Synopsis
Includes 29 critical essays, most published in ArtNews 1949-1989, and previously unpublished selections from journals and letters
Reviews
Artist, critic and wife of painter Willem de Kooning, Elaine de Kooning (1918-1989) was both the interpreter and the voice of the Abstract Expressionist movement. Published primarily in Art News between 1949 and 1967, these 28 articles display her acumen and impassioned commitment. Included are a wonderfully personal biographical-critical profile of Arshile Gorky, an analysis of the alchemy of Franz Kline's paintings and perceptive appraisals of artists as diverse as Andrew Wyeth, Stuart Davis, Jackson Pollock and Esteban Vicente. An eloquent 1955 essay on how an artist chooses, or is chosen by, his or her subject seems just as relevant today as when it was written. Slivka, who teaches art criticism at New York University, examines de Kooning's underrated career as a painter, and Luyckx, the artist's sister, provides an affectionate profile. Photos.
Copyright 1994 Reed Business Information, Inc.
De Kooning (1918-89) was a painter herself, and, in the essays here, she describes art the way artists experience it--the messy, hands-on, tactile experience of painting. De Kooning wrote for Art News in the 1950's, and amid today's jargon, theory, and various deconstructions, her essays--swift, taut, personal and to the point--are a delight to read as she, say, watches Arshile Gorky painstakingly build up a layered surface or David Smith puzzle out a devilishly complex bit of metalwork. De Kooning knew the great figures of the New York school--her husband Willem, Jackson Pollock, Franz Kline--at firsthand from the early 40's, when they were not yet celebrities, and to her they're friends and acquaintances in low-rent studios, simply doing the work they do. With skepticism but also with love, she sifts through their self-created legends with a refreshing honesty after the hyperbole of gossip bios and the posthumous lawsuits, etc., that have surrounded the ``giants'' of the period. De Kooning's irreverent contemporary portraits restore the human scale, leaving out the machismo and the booze. The writer isn't doctrinaire, either, about the purity or primacy of abstract painting, but is perfectly willing, for example, to deflate the extremist pretensions of an Ad Reinhart in ``Pure Paints a Picture'' (1957). In the clairvoyant ``Subject, What, How or Who'' (1955), she explains how abstract and representational turn into one another; in ``Parody is King,'' she heralds a development on the art scene that was to choke out much else later on. She champions forgotten painter Edwin Dickinson; even Andrew Wyeth gets his due. Essays that are alive in new ways as they help us look back. Perhaps only an artist could write about other artists with such genuine curiosity and open-mindedness. -- Copyright ©1994, Kirkus Associates, LP. All rights reserved.

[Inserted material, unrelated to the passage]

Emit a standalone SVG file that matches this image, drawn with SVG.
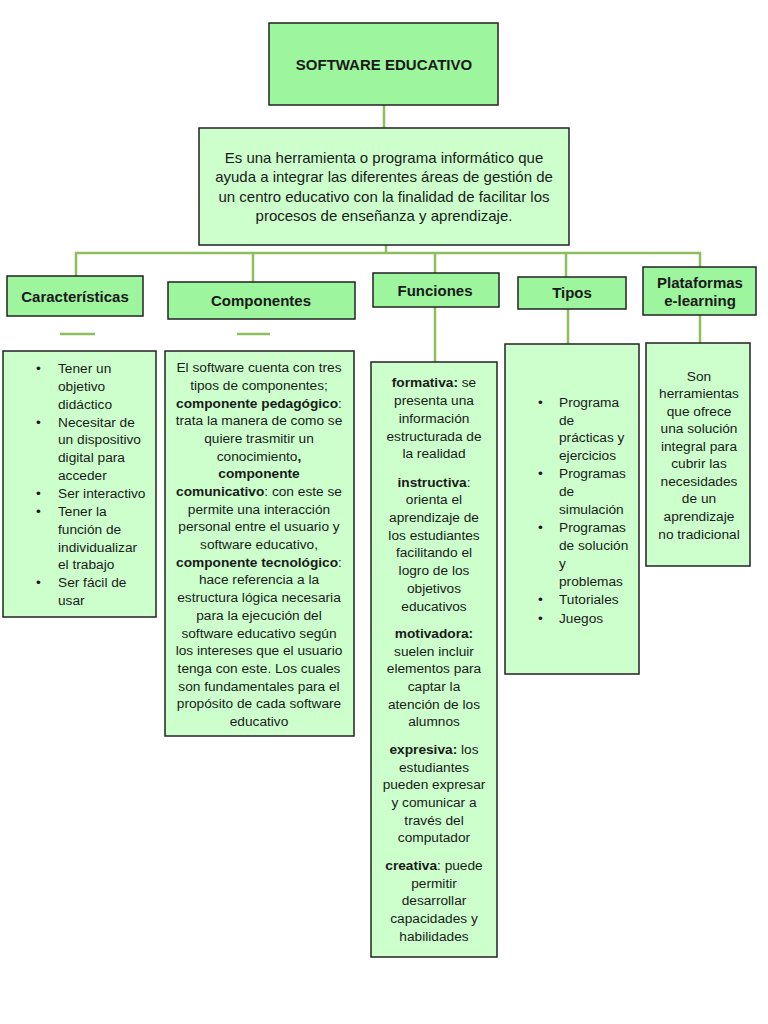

Lee Hall's revelatory Elaine and Bill: Portrait of a Marriage: The Lives of Willem and Elaine de Kooning drew Elaine de Kooning out from the shadow of her more famous spouse and reintroduced her as one of those rare creatures, a talented painter who wrote beautifully about painting. Now this selection of her critical essays not only displays de Kooning's literary finesse and critical acumen but also provides researchers with some key articulations of the aesthetics of abstract expressionism. These 28 pieces--introduced by de Kooning's sister, Marjorie Luyckx, who is editing de Kooning's memoirs and journals, and art critic Rose Slivka--span the dynamic years of 1949 through 1985 and discuss the work of such masters as Arshile Gorky, Hans Hofmann, Franz Kline, Stuart Davis, Jackson Pollock, and, naturally, Willem de Kooning. In each of her essays, de Kooning moves fleetly from vivid visual descriptions to insightful interpretations of the artist's personality, methodology, and themes. Somehow, she manages to maintain an engaging, objective, and reportorial voice while, at the same time, revealing her profound involvement with her subject. Donna Seaman
Elaine de Kooning (1918-89), artist, art critic, educator, and wife of the prominent abstract expressionist painter Willem de Kooning, receives appropriate recognition in this collection of 28 critical essays, mostly from Art News and previously unpublished sources. Granted access to the studios of her friends and colleagues--Franz Kline, Arshile Gorky, Mark Rothko, David Smith, Buckminster Fuller, and other notables--she provides firsthand observations of their distinctive techniques and temperaments. Her perceptive, witty articles include accounts of her experiences at the innovative Black Mountain College, a commission to paint President Kennedy's portrait, and her husband's influences upon her work. Noteworthy introductions by the author's sister and an associate reveal the personal side of the woman who so intelligently articulated the abstract expressionist movement's ideals. A necessary purchase for contemporary art collections.